We made it to the King's River, and the skies seemed to be clearing a bit. We really hated to be in the woods again with so many amazing peaks and cliffs. So we went on, and up 700 more feet. (We had gone down 2000 ft to get to the King's River.) It was about a mile but seemed very long for weary legs. We were rewarded by awesome views of Pinchot Peak, and Mt. Isosoles. We were greeted by deer grazing in a golden meadow. Pretty much collapsed after a quick dinner. That was our longest, and most elevation gain and loss in a day so far-ever! 4000' up and 2000' down in about 10 miles. We have to guess on mileage, since trail signs and maps are different.

Skies cleared up, with a lovely moonrise and stars reflecting in the lake.

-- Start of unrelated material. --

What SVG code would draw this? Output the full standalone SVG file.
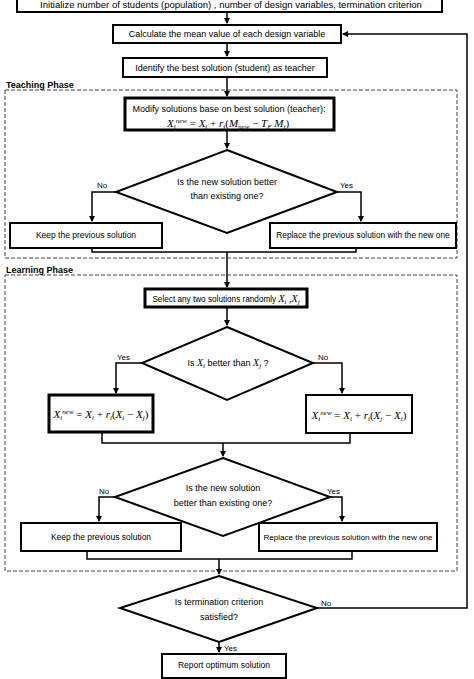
<svg xmlns="http://www.w3.org/2000/svg" width="474" height="679" viewBox="0 0 474 679">
<defs>
<marker id="ah" markerWidth="6" markerHeight="6" refX="5" refY="3" orient="auto" markerUnits="userSpaceOnUse">
<path d="M0,0 L6,3 L0,6 Z" fill="#000"/>
</marker>
<style>
.box{fill:#fff;stroke:#000;stroke-width:2}
.tbox{fill:#fff;stroke:#000;stroke-width:3}
.dia{fill:#fff;stroke:#000;stroke-width:2}
.phase{fill:none;stroke:#444;stroke-width:1;stroke-dasharray:4,2}
.con{fill:none;stroke:#000;stroke-width:1.5}
.t{font-family:"Liberation Sans",Arial,sans-serif;font-size:9px;fill:#000;text-anchor:middle}
.s{font-size:8.5px}
.lbl{font-family:"Liberation Sans",Arial,sans-serif;font-size:8px;fill:#000}
.ph{font-family:"Liberation Sans",Arial,sans-serif;font-size:9px;font-weight:bold;fill:#000}
.m{font-family:"Liberation Serif","Times New Roman",serif;font-size:11px;fill:#000;text-anchor:middle}
.i{font-style:italic}
.mi{font-family:"Liberation Serif","Times New Roman",serif;font-style:italic;font-size:10px}
.sub{font-size:7px}
</style>
</defs>
<rect width="474" height="679" fill="#fff"/>

<g id="phases">
<rect class="phase" x="5" y="90" width="452" height="168"/>
<text class="ph" x="6" y="88">Teaching Phase</text>
<rect class="phase" x="5" y="275" width="452" height="296"/>
<text class="ph" x="6" y="273">Learning Phase</text>
</g>

<g id="connectors">
<path class="con" d="M227,12 V23" marker-end="url(#ah)"/>
<path class="con" d="M227,43 V56" marker-end="url(#ah)"/>
<path class="con" d="M227,77 V96" marker-end="url(#ah)"/>
<path class="con" d="M227,130 V148" marker-end="url(#ah)"/>
<path class="con" d="M116,192 H92 V221" marker-end="url(#ah)"/>
<path class="con" d="M337,192 H361 V221" marker-end="url(#ah)"/>
<path class="con" d="M92,248 V252 H356 V248"/>
<path class="con" d="M227,252 V287" marker-end="url(#ah)"/>
<path class="con" d="M227,307 V325" marker-end="url(#ah)"/>
<path class="con" d="M142,363 H116 V393" marker-end="url(#ah)"/>
<path class="con" d="M313,363 H342 V393" marker-end="url(#ah)"/>
<path class="con" d="M102,432 V443 H350 V433"/>
<path class="con" d="M223,443 V456" marker-end="url(#ah)"/>
<path class="con" d="M115,497 H99 V521" marker-end="url(#ah)"/>
<path class="con" d="M330,497 H342 V521" marker-end="url(#ah)"/>
<path class="con" d="M87,551 V559 H352 V551"/>
<path class="con" d="M219,559 V574" marker-end="url(#ah)"/>
<path class="con" d="M317,608 H467 V34 H343" marker-end="url(#ah)"/>
<path class="con" d="M219,642 V652" marker-end="url(#ah)"/>
<text class="lbl" x="97" y="188">No</text>
<text class="lbl" x="340" y="188">Yes</text>
<text class="lbl" x="117" y="360">Yes</text>
<text class="lbl" x="318" y="360">No</text>
<text class="lbl" x="99" y="494">No</text>
<text class="lbl" x="327" y="494">Yes</text>
<text class="lbl" x="321" y="606">No</text>
<text class="lbl" x="224" y="651">Yes</text>
</g>

<g id="init">
<rect class="box" x="17" y="-12" width="425" height="24"/>
<text class="t" x="231" y="7.5" style="font-size:9.5px">Initialize number of students (population) , number of design variables, termination criterion</text>
</g>

<g id="mean">
<rect class="box" x="113" y="25" width="228" height="18"/>
<text class="t" x="227" y="37.2">Calculate the mean value of each design variable</text>
</g>

<g id="teacher">
<rect class="box" x="123" y="58" width="204" height="19"/>
<text class="t" x="225" y="70.8">Identify the best solution (student) as teacher</text>
</g>

<g id="modify">
<rect class="tbox" x="125" y="98" width="209" height="32"/>
<text class="t" x="229" y="112">Modify solutions base on best solution (teacher):</text>
<text class="m" x="228" y="127"><tspan class="i">X</tspan><tspan class="i sub" dy="2">i</tspan><tspan class="i sub" dy="-6">new</tspan><tspan dy="4"> = </tspan><tspan class="i">X</tspan><tspan class="i sub" dy="2">i</tspan><tspan dy="-2">   + </tspan><tspan class="i">r</tspan><tspan class="i sub" dy="2">i</tspan><tspan dy="-2">(</tspan><tspan class="i">M</tspan><tspan class="i sub" dy="2">new</tspan><tspan dy="-2"> − </tspan><tspan class="i">T</tspan><tspan class="i sub" dy="2">F</tspan><tspan class="i" dy="-2"> M</tspan><tspan class="i sub" dy="2">i</tspan><tspan dy="-2">)</tspan></text>
</g>

<g id="check1">
<polygon class="dia" points="227,150 337,192 227,233 116,192"/>
<text class="t" x="227" y="185">Is the new solution better</text>
<text class="t" x="227" y="198.5">than existing one?</text>
</g>

<g id="keep1">
<rect class="box" x="10" y="223" width="152" height="25"/>
<text class="t s" x="86" y="238">Keep the previous solution</text>
</g>

<g id="replace1">
<rect class="box" x="270" y="223" width="186" height="25"/>
<text class="t" x="363" y="238" style="font-size:8.3px">Replace the previous solution with the new one</text>
</g>

<g id="select">
<rect class="tbox" x="145" y="289" width="162" height="18"/>
<text class="t" x="226" y="301.5" style="font-size:8.2px"><tspan>Select any two solutions randomly </tspan><tspan class="mi">X</tspan><tspan class="mi sub" dy="2">i</tspan><tspan class="mi" font-style="normal" dy="-2"> ,</tspan><tspan class="mi">X</tspan><tspan class="mi sub" dy="2">j</tspan></text>
</g>

<g id="check2">
<polygon class="dia" points="227,327 313,363 227,400 142,363"/>
<text class="t" x="228" y="366"><tspan>Is </tspan><tspan class="mi">X</tspan><tspan class="mi sub" dy="2">i</tspan><tspan dy="-2"> better than  </tspan><tspan class="mi">X</tspan><tspan class="mi sub" dy="2">j</tspan><tspan dy="-2"> ?</tspan></text>
</g>

<g id="updateL">
<rect class="tbox" x="49" y="395" width="104" height="37"/>
<text class="m" x="101" y="418"><tspan class="i">X</tspan><tspan class="i sub" dy="2">i</tspan><tspan class="i sub" dy="-6">new</tspan><tspan dy="4"> = </tspan><tspan class="i">X</tspan><tspan class="i sub" dy="2">i</tspan><tspan dy="-2">   + </tspan><tspan class="i">r</tspan><tspan class="i sub" dy="2">i</tspan><tspan dy="-2">(</tspan><tspan class="i">X</tspan><tspan class="i sub" dy="2">i</tspan><tspan dy="-2"> − </tspan><tspan class="i">X</tspan><tspan class="i sub" dy="2">j</tspan><tspan dy="-2">)</tspan></text>
</g>

<g id="updateR">
<rect class="box" x="306" y="395" width="106" height="38"/>
<text class="m" x="359" y="419"><tspan class="i">X</tspan><tspan class="i sub" dy="2">i</tspan><tspan class="i sub" dy="-6">new</tspan><tspan dy="4"> = </tspan><tspan class="i">X</tspan><tspan class="i sub" dy="2">i</tspan><tspan dy="-2">   + </tspan><tspan class="i">r</tspan><tspan class="i sub" dy="2">i</tspan><tspan dy="-2">(</tspan><tspan class="i">X</tspan><tspan class="i sub" dy="2">j</tspan><tspan dy="-2"> − </tspan><tspan class="i">X</tspan><tspan class="i sub" dy="2">i</tspan><tspan dy="-2">)</tspan></text>
</g>

<g id="check3">
<polygon class="dia" points="223,458 330,497 223,536 115,497"/>
<text class="t" x="223" y="491">Is the new solution</text>
<text class="t" x="223" y="506">better than existing one?</text>
</g>

<g id="keep2">
<rect class="box" x="21" y="523" width="160" height="28"/>
<text class="t s" x="101" y="540">Keep the previous solution</text>
</g>

<g id="replace2">
<rect class="box" x="259" y="523" width="178" height="28"/>
<text class="t" x="348" y="540" style="font-size:8.1px">Replace the previous solution with the new one</text>
</g>

<g id="terminate">
<polygon class="dia" points="219,576 317,608 219,642 120,608"/>
<text class="t" x="219" y="605">Is termination criterion</text>
<text class="t" x="219" y="620">satisfied?</text>
</g>

<g id="report">
<rect class="box" x="162" y="654" width="124" height="24"/>
<text class="t s" x="224" y="668">Report optimum solution</text>
</g>
</svg>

Day 23 Over Pinchot Pass to Woods Creek Suspension Bridge

Awakened by the sound of rain and totally grey skies. The rain stopped while we had breakfast and packed up. It was a day of rain, snow, rain, hail, wind, and now at night, thunder, lightning and rain. We got up Pinchot Pass-our 8th of 11 passes on the JMT-in 2.5 hours. This pass on the north side was pretty easy, and very interesting with high lakes and rocks. Did not seems as barren as Mather or Muir. At the pass we ate lunch, took some photos in a lull in the rain, and descended sharply down switchbacks. This trail is not for anyone afraid of heights. It opened into a broad field with scattered stream and lakes. The rain that had threatened while we on the pass now swept over us with a bit of hail. It was a day of stopping a lot to adjust clothing, but we left the pack covers on all day. It rained on us for an hour steadily, then off and on all day. We descended 3500 ft. No wonder my heels and big toes are sore! I woud rather do this pass from the north to south for sure.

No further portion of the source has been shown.